JavaScript Tip - RegEx Instances Hold State

An edited street saying saying Do Not RegEx

You have a problem. The solution is RegEx. Now you have 2 problems.

Picture this somewhat familiar scenario – you run a new set of unit tests for a JavaScript function you have just written, and great, they all pass! It’s a pure function (or is it…) so you’re pretty confident your new function and tests will not cause any problems elsewhere in the codebase! You check it in and are immediately horrified as other tests start failing – or maybe even the one you just wrote!

Flaky Tests

Flaky tests, put simply, are tests that cannot be run reliably. In other words, they can fail unpredictably or under certain conditions. This is common enough to have its own term, so you may not panic just yet at your newly failing build.

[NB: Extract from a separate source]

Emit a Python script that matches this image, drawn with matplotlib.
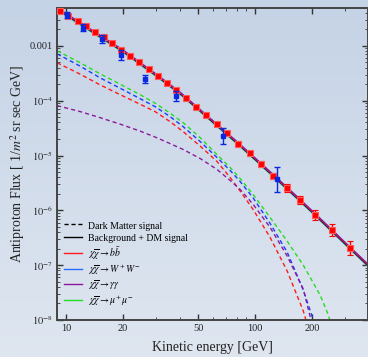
import numpy as np
import matplotlib
matplotlib.use('Agg')
import matplotlib.pyplot as plt
from matplotlib.colors import LinearSegmentedColormap
from matplotlib.ticker import FixedLocator, FuncFormatter, NullFormatter, LogLocator

plt.rcParams['font.family'] = ['Liberation Serif', 'DejaVu Serif']
plt.rcParams['mathtext.fontset'] = 'stix'

# ---------------- data ----------------
# red data points (energy GeV, flux, error in decades)
red_E = [9.3, 10.25, 11.57, 12.76, 14.2, 15.9, 17.5, 19.5, 21.8, 24.3, 27.5, 30.7, 34.2, 38.2,
         43.2, 48.7, 55.1, 63.0, 71.1, 81.3, 94.1, 107.7, 124.5, 147.6, 173, 207.6, 255, 318]
red_F = [4.33e-3, 3.51e-3, 2.85e-3, 2.31e-3, 1.80e-3, 1.46e-3, 1.13e-3, 8.46e-4, 6.58e-4, 5.12e-4,
         3.82e-4, 2.85e-4, 2.12e-4, 1.58e-4, 1.13e-4, 7.78e-5, 5.56e-5, 3.82e-5, 2.62e-5, 1.65e-5,
         1.09e-5, 6.86e-6, 4.15e-6, 2.51e-6, 1.52e-6, 8.11e-7, 4.33e-7, 2.04e-7]
red_err = [0.03, 0.03, 0.03, 0.03, 0.03, 0.03, 0.03, 0.03, 0.03, 0.03, 0.03, 0.03, 0.03, 0.03,
           0.035, 0.035, 0.035, 0.035, 0.035, 0.04, 0.045, 0.055, 0.055, 0.073, 0.073, 0.091, 0.109, 0.127]

# blue data points
blue_E = [10.12, 12.3, 15.5, 19.5, 26.2, 38.2, 67.8, 130.6]
blue_F = [3.66e-3, 2.12e-3, 1.34e-3, 6.86e-4, 2.51e-4, 1.23e-4, 2.31e-5, 3.66e-6]
blue_err = [0.055, 0.064, 0.073, 0.091, 0.073, 0.091, 0.145, 0.236]

# background + DM signal (solid curves)
sol_E = [9, 10, 12, 15, 20, 25, 30, 40, 50, 60, 80, 100, 130, 160, 200, 250, 300, 400]
sol_black = [4.64e-3, 3.69e-3, 2.47e-3, 1.51e-3, 8.01e-4, 4.57e-4, 2.90e-4, 1.37e-4, 7.06e-5, 4.08e-5,
             1.72e-5, 8.61e-6, 3.76e-6, 1.94e-6, 9.44e-7, 4.52e-7, 2.47e-7, 9.6e-8]
sol_red = [4.73e-3, 3.76e-3, 2.52e-3, 1.54e-3, 8.17e-4, 4.66e-4, 2.96e-4, 1.40e-4, 7.20e-5, 4.16e-5,
           1.75e-5, 8.78e-6, 3.84e-6, 1.98e-6, 9.63e-7, 4.61e-7, 2.52e-7, 9.8e-8]
sol_blue = [4.55e-3, 3.62e-3, 2.42e-3, 1.48e-3, 7.85e-4, 4.48e-4, 2.84e-4, 1.34e-4, 6.92e-5, 4.0e-5,
            1.69e-5, 8.44e-6, 3.68e-6, 1.90e-6, 9.25e-7, 4.43e-7, 2.42e-7, 9.4e-8]
sol_purple = [4.87e-3, 3.87e-3, 2.59e-3, 1.59e-3, 8.41e-4, 4.80e-4, 3.05e-4, 1.44e-4, 7.41e-5, 4.28e-5,
              1.81e-5, 9.04e-6, 3.95e-6, 2.04e-6, 9.91e-7, 4.75e-7, 2.59e-7, 1.01e-7]
sol_green = [4.45e-3, 3.54e-3, 2.37e-3, 1.45e-3, 7.69e-4, 4.39e-4, 2.78e-4, 1.32e-4, 6.78e-5, 3.92e-5,
             1.65e-5, 8.27e-6, 3.61e-6, 1.86e-6, 9.06e-7, 4.34e-7, 2.37e-7, 9.2e-8]

# dark matter signal (dashed curves)
dm_green_E = [8.96, 11.9, 15.1, 19.3, 24.6, 29.6, 35.5, 41.6, 51.2, 62.9, 73.8, 83.3, 97.6, 120, 148,
              180, 221, 243, 252]
dm_green_F = [8.11e-4, 4.91e-4, 3.10e-4, 2.00e-4, 1.29e-4, 9.01e-5, 5.93e-5, 3.98e-5, 2.12e-5, 1.04e-5,
              6.05e-6, 3.82e-6, 1.95e-6, 7.46e-7, 2.73e-7, 1.0e-7, 2.85e-8, 1.29e-8, 8.46e-9]
dm_blue_E = [8.96, 11.9, 15.1, 19.3, 24.6, 29.6, 35.5, 41.6, 51.2, 62.9, 73.8, 83.3, 97.6, 120, 148,
             180, 200.3, 205.2]
dm_blue_F = [7.15e-4, 4.24e-4, 2.62e-4, 1.69e-4, 1.09e-4, 7.78e-5, 5.12e-5, 3.37e-5, 1.80e-5, 9.20e-6,
             5.34e-6, 3.37e-6, 1.69e-6, 5.80e-7, 1.72e-7, 3.51e-8, 1.18e-8, 8.46e-9]
dm_red_E = [8.96, 11.9, 15.1, 19.3, 24.6, 29.6, 35.5, 41.6, 51.2, 62.9, 73.8, 83.3, 97.6, 120, 148,
            180, 188.4]
dm_red_F = [4.91e-4, 3.03e-4, 1.95e-4, 1.29e-4, 8.64e-5, 6.31e-5, 4.15e-5, 2.73e-5, 1.49e-5, 7.78e-6,
            3.98e-6, 2.26e-6, 1.04e-6, 3.23e-7, 7.78e-8, 1.46e-8, 8.46e-9]
dm_purple_E = [8.96, 11.9, 15.1, 19.3, 24.6, 29.6, 35.5, 41.6, 51.2, 62.9, 73.8, 83.3, 97.6, 120, 148,
               180, 195.4, 200.3]
dm_purple_F = [8.11e-5, 6.31e-5, 4.91e-5, 3.74e-5, 2.79e-5, 2.17e-5, 1.65e-5, 1.29e-5, 8.82e-6, 5.57e-6,
               3.51e-6, 2.41e-6, 1.29e-6, 4.91e-7, 1.46e-7, 3.66e-8, 1.18e-8, 8.46e-9]

x_major = [10, 20, 50, 100, 200]
x_minor = [9, 30, 40, 60, 70, 80, 90, 300, 400]
y_major = [1e-8, 1e-7, 1e-6, 1e-5, 1e-4, 1e-3]

legend_labels = ['Dark Matter signal', 'Background + DM signal',
                 r'$\chi\overline{\chi}\rightarrow b\bar{b}$',
                 r'$\chi\overline{\chi}\rightarrow W^{+}\,W^{-}$',
                 r'$\chi\overline{\chi}\rightarrow \gamma\gamma$',
                 r'$\chi\overline{\chi}\rightarrow \mu^{+}\,\mu^{-}$']

C_RED = '#ff1a1a'
C_BLUE = '#1a3cff'
C_PURPLE = '#8a1a9a'
C_GREEN = '#22dd22'

# ---------------- figure ----------------
fig = plt.figure(figsize=(3.68, 3.57), dpi=100)
bg = fig.add_axes([0, 0, 1, 1], zorder=-10)
grad = np.linspace(0, 1, 256).reshape(-1, 1)
cmap = LinearSegmentedColormap.from_list('bg', ['#c5d3e6', '#dfe6f0'])
bg.imshow(grad, aspect='auto', cmap=cmap, extent=[0, 1, 0, 1], origin='upper')
bg.axis('off')

ax = fig.add_axes([57 / 368, 1 - 320 / 357, 311 / 368, 312 / 357])
ax.patch.set_alpha(0)
ax.set_xscale('log')
ax.set_yscale('log')
ax.set_xlim(8.95, 396)
ax.set_ylim(1e-8, 4.9e-3)

dash = (0, (3.0, 2.2))
ax.plot(dm_green_E, dm_green_F, color=C_GREEN, lw=1.0, ls=dash)
ax.plot(dm_blue_E, dm_blue_F, color=C_BLUE, lw=1.0, ls=dash)
ax.plot(dm_red_E, dm_red_F, color=C_RED, lw=1.0, ls=dash)
ax.plot(dm_purple_E, dm_purple_F, color=C_PURPLE, lw=1.0, ls=dash)

ax.plot(sol_E, sol_green, color=C_GREEN, lw=1.0)
ax.plot(sol_E, sol_blue, color=C_BLUE, lw=1.0)
ax.plot(sol_E, sol_black, color='black', lw=1.0)
ax.plot(sol_E, sol_red, color=C_RED, lw=1.0)
ax.plot(sol_E, sol_purple, color=C_PURPLE, lw=1.0)

rF = np.array(red_F)
rE = np.array(red_err)
ax.errorbar(red_E, red_F, yerr=[rF - rF * 10 ** (-rE), rF * 10 ** rE - rF], fmt='s', color='red',
            ms=4.8, mec='#ff5a5a', mew=0.8, ecolor='red', elinewidth=1.0, capsize=2.5, zorder=5)
bF = np.array(blue_F)
bE = np.array(blue_err)
ax.errorbar(blue_E, blue_F, yerr=[bF - bF * 10 ** (-bE), bF * 10 ** bE - bF], fmt='s', color='#0a28e0',
            ms=3, ecolor='#0a28e0', elinewidth=1.0, capsize=2.5, zorder=6)

# ticks
ax.xaxis.set_major_locator(FixedLocator(x_major))
ax.xaxis.set_minor_locator(FixedLocator(x_minor))
ax.xaxis.set_major_formatter(FuncFormatter(lambda v, p: '%d' % v))
ax.xaxis.set_minor_formatter(NullFormatter())
ax.yaxis.set_major_locator(FixedLocator(y_major))
ax.yaxis.set_minor_locator(LogLocator(base=10, subs=np.arange(2, 10)))
ax.yaxis.set_minor_formatter(NullFormatter())


def yfmt(v, p):
    e = int(round(np.log10(v)))
    if e == -3:
        return '0.001'
    return r'$10^{%d}$' % e


ax.yaxis.set_major_formatter(FuncFormatter(yfmt))
ax.tick_params(which='both', direction='in', top=True, right=True, colors='#333333',
               labelcolor='#222222', labelsize=7.5)
ax.tick_params(which='major', length=4, width=1.0, pad=3)
ax.tick_params(which='minor', length=2, width=0.6)
for s in ax.spines.values():
    s.set_color('#444444')
    s.set_linewidth(1.4)

ax.set_xlabel('Kinetic energy [GeV]', fontsize=10, labelpad=5.5, color='#222222')
ax.set_ylabel(r'Antiproton Flux [ 1/$m^2$ sr sec GeV]', fontsize=10, labelpad=2, color='#222222')

handles = [plt.Line2D([], [], color='black', lw=1.0, ls=(0, (3, 2))),
           plt.Line2D([], [], color='black', lw=1.0),
           plt.Line2D([], [], color=C_RED, lw=1.0),
           plt.Line2D([], [], color='#2a6cff', lw=1.0),
           plt.Line2D([], [], color=C_PURPLE, lw=1.0),
           plt.Line2D([], [], color=C_GREEN, lw=1.0)]
leg = ax.legend(handles, legend_labels, loc='lower left', bbox_to_anchor=(0.01, 0.025), fontsize=7,
                frameon=True, fancybox=False, framealpha=0, edgecolor='#222222', handlelength=1.9,
                handleheight=1.45, handletextpad=0.6, labelspacing=0.13, borderpad=0.4,
                borderaxespad=0)
leg.get_frame().set_linewidth(1.0)

fig.savefig('out.png', dpi=100)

However, upon closer inspection of your code, you still do not see any obvious dependencies on state or system information like date/time – what could be causing it?

Regular Expressions in JavaScript

Then you spot it.

const globalRegex = new RegExp('foo*', 'g');

That "g" in your RegEx object that you thought could be innocently shared across your functions and tests. You get that familiar, “Oh no” thought and sinking feeling as you rush to the docs. And lo and behold, your fears are realised:

From MDN

JavaScript RegExp objects are stateful when they have the global or sticky flags set (e.g., /foo/g or /foo/y). They store a lastIndex from the previous match. Using this internally, test() can be used to iterate over multiple matches in a string of text (with capture groups).

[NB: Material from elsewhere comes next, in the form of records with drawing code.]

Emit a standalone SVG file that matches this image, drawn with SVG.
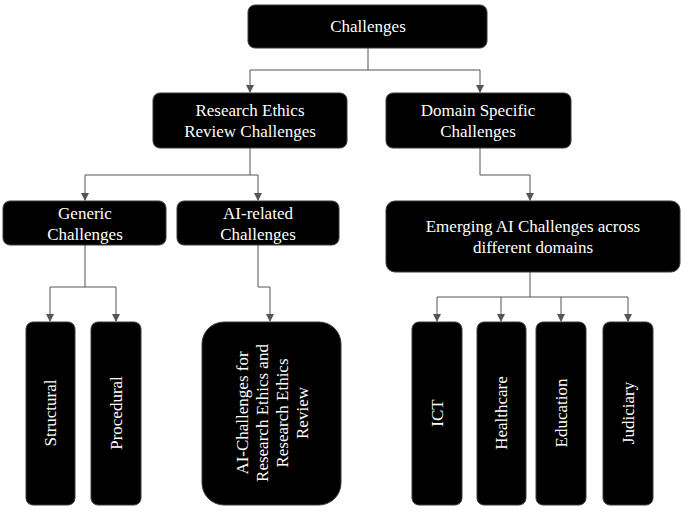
<svg xmlns="http://www.w3.org/2000/svg" width="685" height="511" viewBox="0 0 685 511">
<style>
.b{fill:#000;stroke:#3a3a3a;stroke-width:1}
.t{fill:#fff;font-family:"Liberation Serif","Times New Roman",serif;font-size:17px;text-anchor:middle}
.c{fill:none;stroke:#555;stroke-width:1}
</style>
<defs><marker id="a" markerWidth="8" markerHeight="8" refX="7" refY="4" orient="auto" markerUnits="userSpaceOnUse"><path d="M0,0 L8,4 L0,8 z" fill="#555"/></marker></defs>
<rect width="685" height="511" fill="#fff"/>
<g id="connectors">
<path class="c" d="M368,48 V70 H250 V92" marker-end="url(#a)"/>
<path class="c" d="M368,70 H480 V92" marker-end="url(#a)"/>
<path class="c" d="M250,148 V175 H85 V200" marker-end="url(#a)"/>
<path class="c" d="M250,175 H258 V200" marker-end="url(#a)"/>
<path class="c" d="M480,148 V175 H530 V200" marker-end="url(#a)"/>
<path class="c" d="M85,245 V287 H50 V321" marker-end="url(#a)"/>
<path class="c" d="M85,287 H116 V321" marker-end="url(#a)"/>
<path class="c" d="M258,245 V287 H270 V321" marker-end="url(#a)"/>
<path class="c" d="M530,272 V297 H437 V321" marker-end="url(#a)"/>
<path class="c" d="M530,297 H628 V321" marker-end="url(#a)"/>
<path class="c" d="M501,297 V321" marker-end="url(#a)"/>
<path class="c" d="M561,297 V321" marker-end="url(#a)"/>
</g>
<g id="challenges"><rect class="b" x="248" y="5" width="239" height="43" rx="7"/><text class="t" x="368" y="32">Challenges</text></g>
<g id="rer"><rect class="b" x="153" y="93" width="194" height="55" rx="7"/><text class="t" x="250" y="116">Research Ethics</text><text class="t" x="250" y="137">Review Challenges</text></g>
<g id="domain"><rect class="b" x="386" y="93" width="185" height="55" rx="7"/><text class="t" x="478" y="116">Domain Specific</text><text class="t" x="478" y="137">Challenges</text></g>
<g id="generic"><rect class="b" x="3" y="201" width="163" height="44" rx="7"/><text class="t" x="85" y="219">Generic</text><text class="t" x="85" y="240">Challenges</text></g>
<g id="airelated"><rect class="b" x="177" y="201" width="162" height="44" rx="7"/><text class="t" x="258" y="219">AI-related</text><text class="t" x="258" y="240">Challenges</text></g>
<g id="emerging"><rect class="b" x="386" y="201" width="294" height="71" rx="9"/><text class="t" x="533" y="232">Emerging AI Challenges across</text><text class="t" x="533" y="253">different domains</text></g>
<g id="structural"><rect class="b" x="26" y="322" width="49" height="183" rx="7"/><text class="t" transform="translate(56,413) rotate(-90)">Structural</text></g>
<g id="procedural"><rect class="b" x="91" y="322" width="50" height="183" rx="7"/><text class="t" transform="translate(122,413) rotate(-90)">Procedural</text></g>
<g id="aich"><rect class="b" x="202" y="322" width="139" height="183" rx="22"/><text class="t" transform="translate(248,413) rotate(-90)">AI-Challenges for</text><text class="t" transform="translate(268,413) rotate(-90)">Research Ethics and</text><text class="t" transform="translate(288,413) rotate(-90)">Research Ethics</text><text class="t" transform="translate(308,413) rotate(-90)">Review</text></g>
<g id="ict"><rect class="b" x="412" y="322" width="50" height="183" rx="7"/><text class="t" transform="translate(443,413) rotate(-90)">ICT</text></g>
<g id="healthcare"><rect class="b" x="477" y="322" width="49" height="183" rx="7"/><text class="t" transform="translate(507,413) rotate(-90)">Healthcare</text></g>
<g id="education"><rect class="b" x="536" y="322" width="50" height="183" rx="7"/><text class="t" transform="translate(567,413) rotate(-90)">Education</text></g>
<g id="judiciary"><rect class="b" x="603" y="322" width="50" height="183" rx="7"/><text class="t" transform="translate(634,413) rotate(-90)">Judiciary</text></g>
</svg>
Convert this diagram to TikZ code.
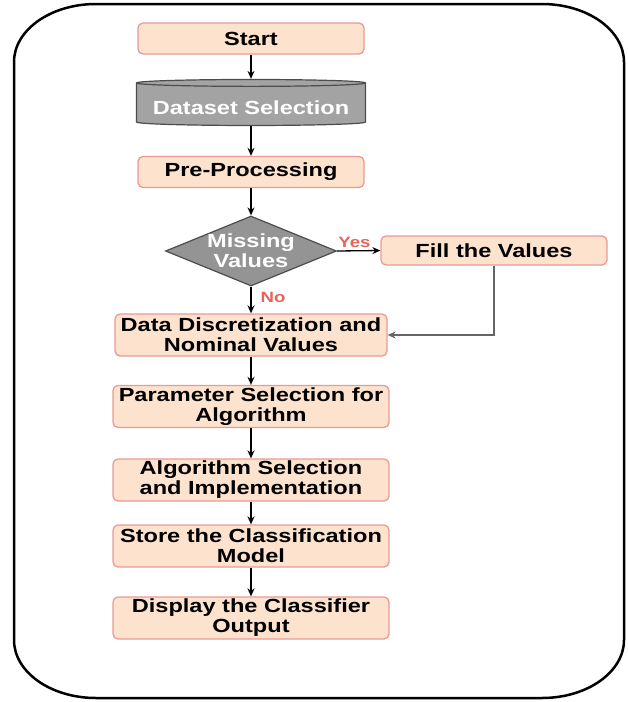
\documentclass[tikz,border=0pt]{standalone}
\usepackage{fontspec}
\setmainfont{Liberation Sans}[FakeStretch=1.24]
\usetikzlibrary{shapes.geometric,arrows.meta}
\definecolor{peach}{HTML}{FDE3CE}
\definecolor{rosy}{HTML}{EA9A96}
\definecolor{drumgray}{HTML}{A3A3A3}
\definecolor{flagred}{HTML}{E8635A}
\tikzset{
  procbox/.style={draw=rosy,fill=peach,line width=1.3pt,rounded corners=5pt,
    align=center,inner sep=0pt,minimum width=276pt,minimum height=42pt,
    font=\bfseries\fontsize{19}{20}\selectfont},
  shortbox/.style={procbox,minimum width=226pt,minimum height=31pt},
  dbdrum/.style={cylinder,shape border rotate=90,aspect=0.035,draw=black!70,
    fill=drumgray,line width=1.2pt,minimum width=229pt,minimum height=46pt,
    inner sep=0pt,text=white,font=\bfseries\fontsize{19}{20}\selectfont},
  decision/.style={diamond,draw=black!70,fill=black!42,line width=1.2pt,
    minimum width=171pt,minimum height=70pt,inner sep=0pt},
  decisiontext/.style={text=white,align=center,inner sep=0pt,
    font=\bfseries\fontsize{19}{20}\selectfont},
  flowarrow/.style={-{Stealth[length=8pt,width=7pt]},line width=1.3pt},
  flag/.style={text=flagred,inner sep=0pt,font=\bfseries\fontsize{15}{16}\selectfont}
}

\begin{document}
\begin{tikzpicture}[x=1pt,y=-1pt]
  \useasboundingbox (0,0) rectangle (628,702);
  \draw[line width=2.5pt] (14,62) arc[start angle=180,end angle=270,x radius=82,y radius=58]
    -- (542,4) arc[start angle=270,end angle=360,x radius=82,y radius=58]
    -- (624,640) arc[start angle=0,end angle=90,x radius=82,y radius=58]
    -- (96,698) arc[start angle=90,end angle=180,x radius=82,y radius=58] -- cycle;

  \node[shortbox] (start) at (251,38.5) {Start};
  \node[dbdrum] (dataset) at (251,104.5) {\raisebox{-3.5pt}[\height][\depth]{Dataset Selection}};
  \node[shortbox] (preproc) at (251,172) {Pre-Processing};
  \node[decision] (missing) at (251,251) {};
  \node[decisiontext] (missingtxt) at (missing) {Missing\\Values};
  \node[shortbox,minimum height=29pt] (fill) at (494,250.5) {Fill the Values};
  \node[procbox,minimum width=272pt] (discret) at (251,335) {Data Discretization and\\Nominal Values};
  \node[procbox] (param) at (251,406.5) {Parameter Selection for\\Algorithm};
  \node[procbox] (algo) at (251,480) {Algorithm Selection\\and Implementation};
  \node[procbox] (store) at (251,546) {Store the Classification\\Model};
  \node[procbox] (display) at (251,618) {Display the Classifier\\Output};

  \draw[flowarrow] (start) -- (dataset);
  \draw[flowarrow] (dataset) -- (preproc);
  \draw[flowarrow] (preproc) -- (missing);
  \draw[flowarrow] (missing.east) -- node[flag,pos=0.4,above=3pt] (yes) {Yes} (fill.west);
  \draw[flowarrow] (missing.south) -- node[flag,pos=0.4,right=9pt] (no) {No} (discret.north);
  \draw[flowarrow,draw=black!60] (fill.south) |- (discret.east);
  \draw[flowarrow] (discret) -- (param);
  \draw[flowarrow] (param) -- (algo);
  \draw[flowarrow] (algo) -- (store);
  \draw[flowarrow] (store) -- (display);
\end{tikzpicture}
\end{document}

Source: https://developer.mozilla.org/en-US/docs/Web/JavaScript/Reference/Global_Objects/RegExp/test

The intent of this behaviour is to use the same regular expression instance on the same string to move through multiple matches within the same text. However, nothing stops you from using it repeatedly on any arbitrary string. This does not clear its already built-up state of matches and can result in matches where none are expected (or vice versa).

I’m not sure off the top of my head if other languages and frameworks have similar behaviour with RegEx (I try to minimise my contact with RegEx), but I wouldn’t be surprised if that is the case given the problem it solves.

Suggestions

Run from RegEx

My general recommendation would be to create a new instance of the RegEx object whenever needed and only consider reusing an instance for the particular use case of iterating over multiple matches in a string.

Alternatively, really consider if you need that ‘global’ modifier – perhaps what you’re actually doing can be accomplished without it, and you just need to know if any match is found.

And while sometimes not possible – maybe not using RegEx at all? I know that’s my preference!